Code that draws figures
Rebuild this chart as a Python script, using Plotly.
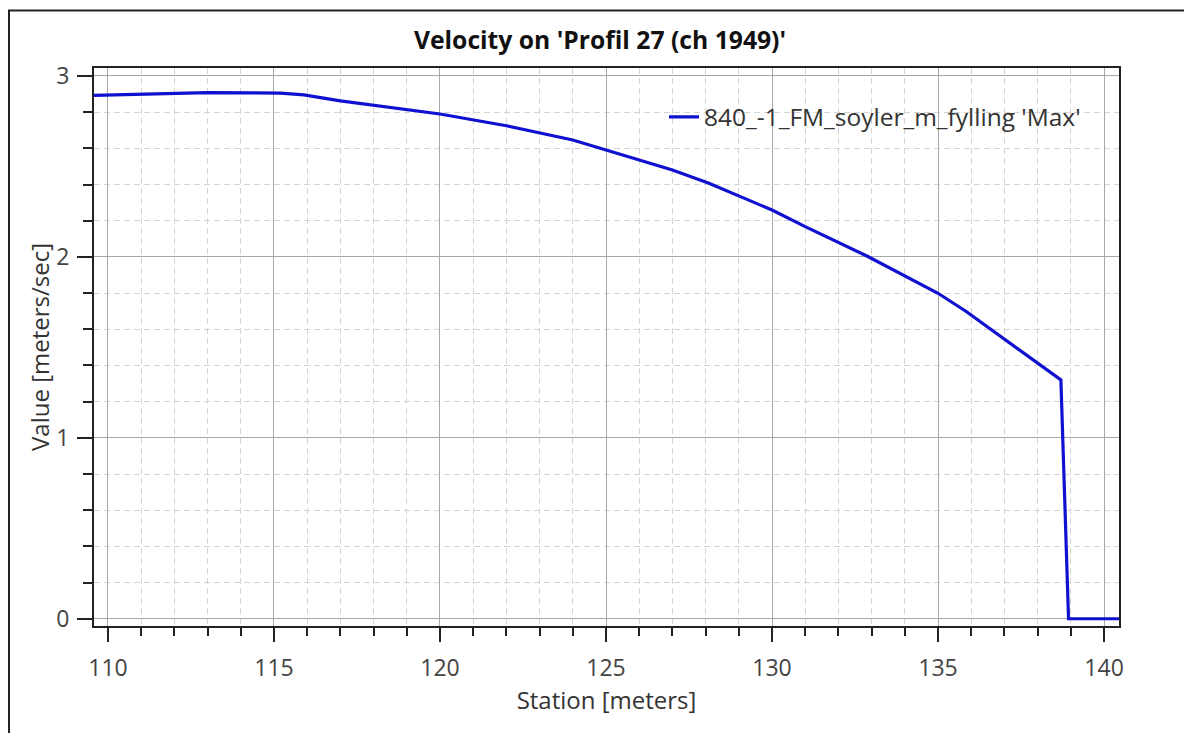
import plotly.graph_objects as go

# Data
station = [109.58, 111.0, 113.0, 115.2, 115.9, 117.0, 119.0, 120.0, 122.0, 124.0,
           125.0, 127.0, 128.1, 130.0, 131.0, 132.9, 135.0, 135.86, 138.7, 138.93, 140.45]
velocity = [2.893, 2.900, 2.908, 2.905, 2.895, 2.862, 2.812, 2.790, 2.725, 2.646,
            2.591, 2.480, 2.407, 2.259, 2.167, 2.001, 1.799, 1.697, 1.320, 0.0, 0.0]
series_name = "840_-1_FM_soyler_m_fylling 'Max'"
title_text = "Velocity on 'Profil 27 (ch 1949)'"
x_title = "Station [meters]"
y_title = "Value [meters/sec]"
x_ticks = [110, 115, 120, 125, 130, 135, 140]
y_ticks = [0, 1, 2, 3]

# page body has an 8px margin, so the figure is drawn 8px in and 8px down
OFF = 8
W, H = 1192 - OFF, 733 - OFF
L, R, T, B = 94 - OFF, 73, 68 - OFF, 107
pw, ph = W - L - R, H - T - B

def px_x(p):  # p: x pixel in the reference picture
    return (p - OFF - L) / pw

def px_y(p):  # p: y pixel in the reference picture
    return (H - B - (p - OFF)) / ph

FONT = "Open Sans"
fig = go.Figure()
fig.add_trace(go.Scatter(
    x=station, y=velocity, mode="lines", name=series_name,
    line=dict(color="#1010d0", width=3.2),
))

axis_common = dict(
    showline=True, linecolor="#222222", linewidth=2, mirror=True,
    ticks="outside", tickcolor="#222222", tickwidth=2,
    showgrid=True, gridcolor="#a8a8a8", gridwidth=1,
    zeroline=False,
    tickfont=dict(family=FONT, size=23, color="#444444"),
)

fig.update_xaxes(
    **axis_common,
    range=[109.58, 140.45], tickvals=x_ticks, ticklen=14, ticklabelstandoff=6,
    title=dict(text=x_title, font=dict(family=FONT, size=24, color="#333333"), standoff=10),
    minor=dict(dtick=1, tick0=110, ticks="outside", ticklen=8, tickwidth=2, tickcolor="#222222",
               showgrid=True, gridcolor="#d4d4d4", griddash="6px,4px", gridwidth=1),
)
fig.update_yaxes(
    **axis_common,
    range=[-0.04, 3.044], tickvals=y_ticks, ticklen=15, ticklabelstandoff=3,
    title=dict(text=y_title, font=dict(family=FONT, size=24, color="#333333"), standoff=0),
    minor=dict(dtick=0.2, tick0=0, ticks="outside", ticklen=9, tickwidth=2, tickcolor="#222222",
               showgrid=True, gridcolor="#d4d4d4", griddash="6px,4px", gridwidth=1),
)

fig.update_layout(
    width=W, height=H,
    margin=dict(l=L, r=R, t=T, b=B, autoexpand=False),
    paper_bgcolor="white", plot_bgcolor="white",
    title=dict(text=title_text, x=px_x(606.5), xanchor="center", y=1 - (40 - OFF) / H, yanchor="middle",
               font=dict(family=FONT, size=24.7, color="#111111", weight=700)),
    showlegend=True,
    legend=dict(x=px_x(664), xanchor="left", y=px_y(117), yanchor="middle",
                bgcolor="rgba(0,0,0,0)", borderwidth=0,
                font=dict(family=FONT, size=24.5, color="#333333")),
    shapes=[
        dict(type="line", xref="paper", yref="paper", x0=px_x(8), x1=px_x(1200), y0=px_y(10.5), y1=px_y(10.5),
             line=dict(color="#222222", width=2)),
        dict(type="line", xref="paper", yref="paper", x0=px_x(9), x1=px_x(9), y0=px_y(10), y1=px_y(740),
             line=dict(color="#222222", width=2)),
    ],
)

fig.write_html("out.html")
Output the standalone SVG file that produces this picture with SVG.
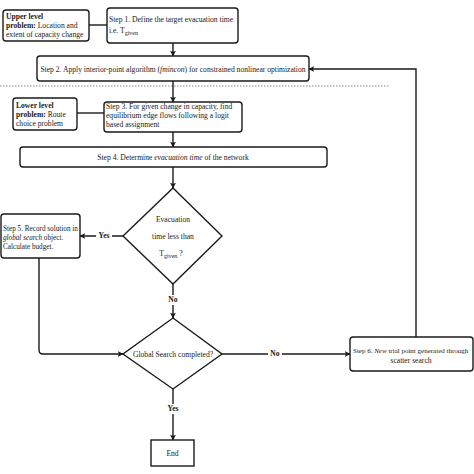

_Task goal_
Your task is to restate word for word the lines from the top of the data to the line containing "y_ticks = [0, 1, 2, 3]", both ends included, with every picture left out.

_The answer_
Rebuild this chart as a Python script, using Plotly.
import plotly.graph_objects as go

# Data
station = [109.58, 111.0, 113.0, 115.2, 115.9, 117.0, 119.0, 120.0, 122.0, 124.0,
           125.0, 127.0, 128.1, 130.0, 131.0, 132.9, 135.0, 135.86, 138.7, 138.93, 140.45]
velocity = [2.893, 2.900, 2.908, 2.905, 2.895, 2.862, 2.812, 2.790, 2.725, 2.646,
            2.591, 2.480, 2.407, 2.259, 2.167, 2.001, 1.799, 1.697, 1.320, 0.0, 0.0]
series_name = "840_-1_FM_soyler_m_fylling 'Max'"
title_text = "Velocity on 'Profil 27 (ch 1949)'"
x_title = "Station [meters]"
y_title = "Value [meters/sec]"
x_ticks = [110, 115, 120, 125, 130, 135, 140]
y_ticks = [0, 1, 2, 3]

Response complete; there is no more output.